Justice of the Cherokee Nation Supreme Court
- In office 2007–2017
- Preceded by: Stacy Leeds
- Succeeded by: Mark L. Dobbins

Cherokee Nation Tribal Councilor
- In office 1991–1999

Personal details
- Born: Troy Wayne Poteete March 6, 1955 Muskogee, Oklahoma, U.S.
- Died: February 5, 2026 (aged 70) Vian, Oklahoma, U.S.
- Cause of death: Gunshot wound

= Troy Poteete =

Cherokee politician (1955–2026)

Troy Wayne Poteete (March 6, 1955 – February 5, 2026) was a Cherokee politician and jurist who served on the Cherokee Nation Tribal Council from 1991 to 1999 and the Cherokee Nation Supreme Court from 2007 to 2017.

==Biography==
Troy Wayne Poteete was born on March 6, 1955, in Muskogee, Oklahoma, to Edward Luther Poteete and Erma Lois Renfro. He was a Cherokee Nation citizen.
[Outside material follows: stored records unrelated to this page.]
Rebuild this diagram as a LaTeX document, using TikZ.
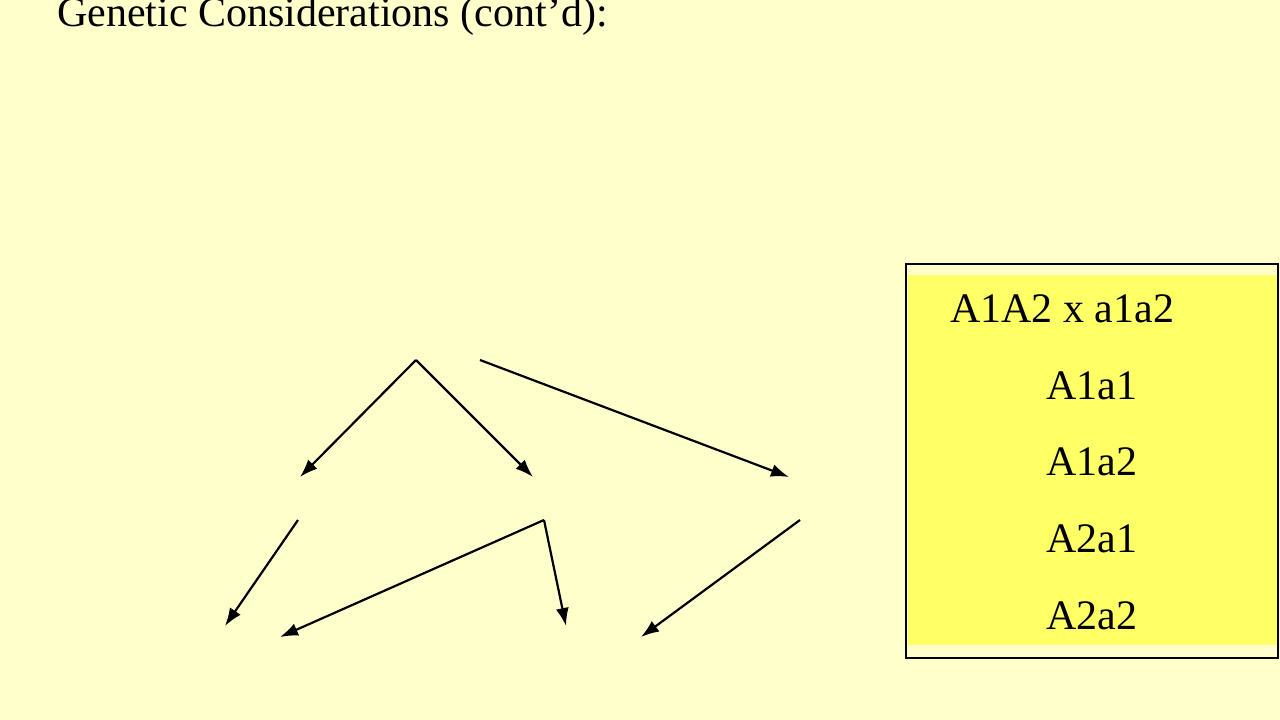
\documentclass[tikz,border=0pt]{standalone}
\usepackage{fontspec}
\setmainfont{Liberation Serif}
\usetikzlibrary{arrows.meta,positioning}
\definecolor{slidebg}{HTML}{FFFFCC}
\definecolor{boxfill}{HTML}{FFFF66}

\begin{document}
\begin{tikzpicture}
    [x=1pt,y=-1pt,
     link/.style={-{Latex[length=18pt,width=13pt]},line width=2.2pt},
     txt/.style={anchor=base west,inner sep=0pt,font=\fontsize{42}{48}\selectfont},
     cross/.style={draw=black,line width=1.8pt,fill=slidebg}]
    \fill[slidebg] (0,0) rectangle (1280,720);
    \useasboundingbox (0,0) rectangle (1280,720);

    \node (title) at (57,27) [txt] {Genetic Considerations (cont’d):};

    % the box of genotypes
    \draw[cross] (906,264) rectangle (1278,658);
    \fill[boxfill] (907.5,275) rectangle (1276.5,645);
    \node (cross) at (950,322) [txt] {A1A2 x a1a2};
    \node (g1) at (1046,399) [txt] {A1a1};
    \node (g2) at (1046,475) [txt] {A1a2};
    \node (g3) at (1046,552) [txt] {A2a1};
    \node (g4) at (1046,629) [txt] {A2a2};

    % arrow ends
    \coordinate (top)    at (416,360);
    \coordinate (topr)   at (480,360);
    \coordinate (mid l)  at (300,477);
    \coordinate (mid c)  at (533,477);
    \coordinate (mid r)  at (789,477);
    \coordinate (src l)  at (298,520);
    \coordinate (src c)  at (544,520);
    \coordinate (src r)  at (800,520);
    \coordinate (low 1)  at (225,626);
    \coordinate (low 2)  at (280,637);
    \coordinate (low 3)  at (566,626);
    \coordinate (low 4)  at (641,637);

    \draw[link] (top) to (mid l);
    \draw[link] (top) to (mid c);
    \draw[link] (topr) to (mid r);
    \draw[link] (src l) to (low 1);
    \draw[link] (src c) to (low 2);
    \draw[link] (src c) to (low 3);
    \draw[link] (src r) to (low 4);
\end{tikzpicture}
\end{document}
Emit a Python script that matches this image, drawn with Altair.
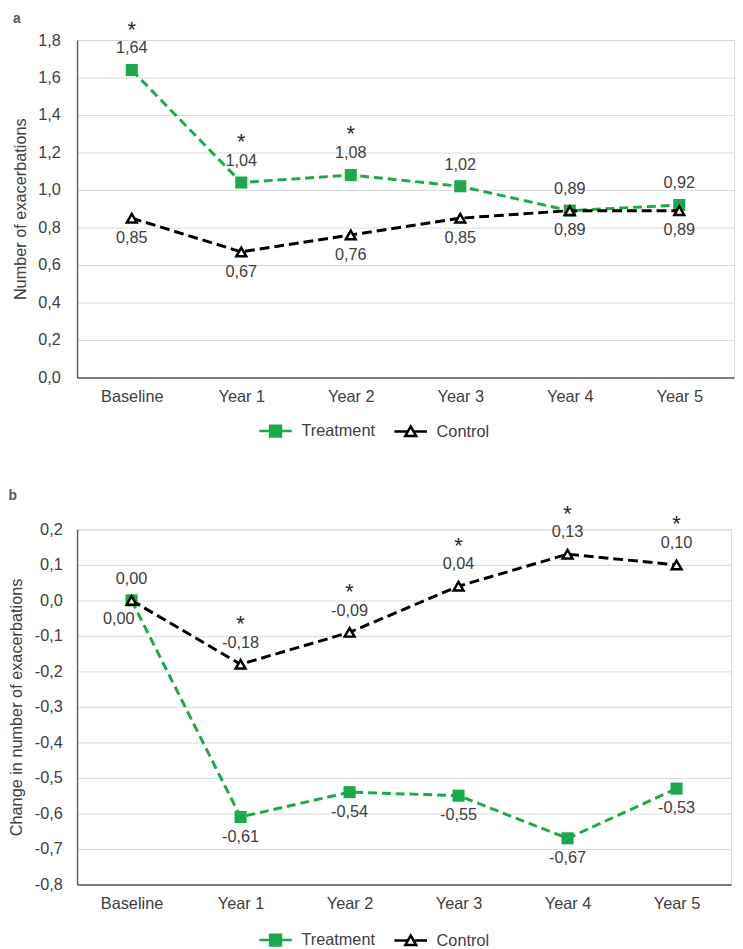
import altair as alt
import pandas as pd

FONT = "Liberation Sans"
GREEN = "#1DA84C"
TEXT = "#404040"
FS = 16.5

times = ["Baseline", "Year 1", "Year 2", "Year 3", "Year 4", "Year 5"]
groups = ["Treatment", "Control"]

a_treatment = [1.64, 1.04, 1.08, 1.02, 0.89, 0.92]
a_control = [0.85, 0.67, 0.76, 0.85, 0.89, 0.89]
a_sig_treatment = [1, 1, 1, 0, 0, 0]
a_sig_control = [0, 0, 0, 0, 0, 0]

b_treatment = [0.00, -0.61, -0.54, -0.55, -0.67, -0.53]
b_control = [0.00, -0.18, -0.09, 0.04, 0.13, 0.10]
b_sig_treatment = [0, 0, 0, 0, 0, 0]
b_sig_control = [0, 1, 1, 1, 1, 1]

a_ticks = [0.0, 0.2, 0.4, 0.6, 0.8, 1.0, 1.2, 1.4, 1.6, 1.8]
b_ticks = [-0.8, -0.7, -0.6, -0.5, -0.4, -0.3, -0.2, -0.1, 0.0, 0.1, 0.2]


def make_df(treat, ctrl, sig_t, sig_c):
    rows = []
    for g, vals, sigs in (("Treatment", treat, sig_t), ("Control", ctrl, sig_c)):
        for t, v, s in zip(times, vals, sigs):
            rows.append({"Time": t, "Group": g, "v": v, "sig": s,
                         "label": f"{v:.2f}".replace(".", ",")})
    return pd.DataFrame(rows)


LABEL_EXPR = "replace(replace(format(datum.value, '.1f'), '.', ','), '\u2212', '-')"

T_PATH = "M-3.3,0H3.3M-1.1,-1.1H1.1V1.1H-1.1Z"
C_PATH = "M-3.3,0H-0.6M0.6,0H3.3M0,-1.05L1.1,0.9L-1.1,0.9Z"


def panel(df, ticks, letter, ytitle, w, h, label_padding, title_padding,
          above_filter, below_filter, special_filter, sig_group, legend_x, legend_y,
          t_offset):
    base = alt.Chart(df)
    x = alt.X("Time:N", sort=times, scale=alt.Scale(domain=times),
              axis=alt.Axis(title=None, labelAngle=0, ticks=False, grid=False,
                            labelPadding=11, labelFontSize=FS, labelColor=TEXT,
                            domainColor="#595959", domainWidth=1.4, labelFont=FONT))
    y = alt.Y("v:Q", scale=alt.Scale(domain=[ticks[0], ticks[-1]], nice=False, zero=False),
              axis=alt.Axis(values=ticks, labelExpr=LABEL_EXPR, title=ytitle, ticks=False,
                            grid=True, gridColor="#D9D9D9", gridWidth=1,
                            domainColor="#595959", domainWidth=1.4,
                            labelPadding=label_padding, labelFontSize=FS, labelColor=TEXT,
                            labelFont=FONT, titleFont=FONT, titleFontSize=FS,
                            titleFontWeight="normal", titleColor=TEXT,
                            titlePadding=title_padding))

    tr = "datum.Group == 'Treatment'"
    co = "datum.Group == 'Control'"
    line_t = base.transform_filter(tr).mark_line(
        color=GREEN, strokeDash=[9, 5], strokeWidth=3).encode(x=x, y=y)
    line_c = base.transform_filter(co).mark_line(
        color="black", strokeDash=[10, 5], strokeWidth=3).encode(x=x, y=y)
    pt_t = base.transform_filter(tr).mark_point(
        shape="square", filled=True, color=GREEN, size=150, opacity=1).encode(x=x, y=y)
    pt_c = base.transform_filter(co).mark_point(
        shape="triangle-up", filled=True, fill="white", stroke="black",
        strokeWidth=2.5, size=100, opacity=1).encode(x=x, y=y)

    txt = dict(fontSize=FS, color=TEXT, font=FONT, baseline="middle")
    lab_above = base.transform_filter(above_filter).mark_text(dy=-22, **txt).encode(
        x=x, y=y, text="label:N")
    lab_below = base.transform_filter(below_filter).mark_text(dy=20, **txt).encode(
        x=x, y=y, text="label:N")
    layers = [line_t, pt_t, line_c, pt_c, lab_above, lab_below]
    if special_filter:
        layers.append(base.transform_filter(special_filter).mark_text(
            dy=19, dx=-13, **txt).encode(x=x, y=y, text="label:N"))
    stars = base.transform_filter(f"datum.Group == '{sig_group}' && datum.sig == 1").mark_text(
        text="*", fontSize=22, color="#262626", font=FONT, baseline="alphabetic", dy=-34
    ).encode(x=x, y=y)
    layers.append(stars)

    leg = alt.Legend(orient="none", legendX=legend_x, legendY=legend_y, direction="horizontal",
                     title=None, labelFontSize=FS, labelColor=TEXT, labelFont=FONT,
                     symbolSize=100, symbolStrokeWidth=2.5, symbolOpacity=1,
                     labelOffset=18, columnPadding=13, padding=0)
    legend_layer = base.transform_filter("datum.v > 999").mark_point(
        filled=True, opacity=1, size=100, strokeWidth=2.5).encode(
        shape=alt.Shape("Group:N", scale=alt.Scale(domain=groups, range=[T_PATH, C_PATH]), legend=leg),
        fill=alt.Fill("Group:N", scale=alt.Scale(domain=groups, range=[GREEN, "white"]), legend=leg),
        stroke=alt.Stroke("Group:N", scale=alt.Scale(domain=groups, range=[GREEN, "black"]), legend=leg),
    )
    layers.append(legend_layer)

    return alt.layer(*layers).properties(
        width=w, height=h,
        title=alt.TitleParams(letter, anchor="start", fontSize=14, fontWeight="bold",
                              color="#595959", font=FONT, offset=t_offset),
    )


df_a = make_df(a_treatment, a_control, a_sig_treatment, a_sig_control)
df_b = make_df(b_treatment, b_control, b_sig_treatment, b_sig_control)

pa = panel(df_a, a_ticks, "a", "Number of exacerbations", 666, 342, 17, 9,
           "datum.Group == 'Treatment'", "datum.Group == 'Control'", None,
           "Treatment", 193, 388, -7)
pb = panel(df_b, b_ticks, "b", "Change in number of exacerbations", 663, 360, 15, 10,
           "(datum.Group == 'Control' && datum.Time != 'Baseline') || (datum.Group == 'Treatment' && datum.Time == 'Baseline')",
           "datum.Group == 'Treatment' && datum.Time != 'Baseline'",
           "datum.Group == 'Control' && datum.Time == 'Baseline'",
           "Control", 193, 408, 0)

chart = (
    alt.vconcat(pa, pb, spacing=46,
                padding={"top": -4, "left": 0, "right": 0, "bottom": 0})
    .resolve_scale(shape="independent", fill="independent", stroke="independent")
    .resolve_legend(shape="independent", fill="independent", stroke="independent")
    .configure_view(stroke=None)
    .configure(font=FONT)
)

chart.save("out.html", embed_options={"renderer": "svg", "actions": False})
He served on the Cherokee Nation Tribal Council from 1991 to 1999 representing the Three Rivers District. He graduated from the University of Tulsa College of Law in 2001 and was appointed to the Cherokee Nation Supreme Court in 2007. He left the court in 2017.

He was shot and killed on February 5, 2026, in Vian, Oklahoma. His wife was later charged with his murder by the Cherokee Nation.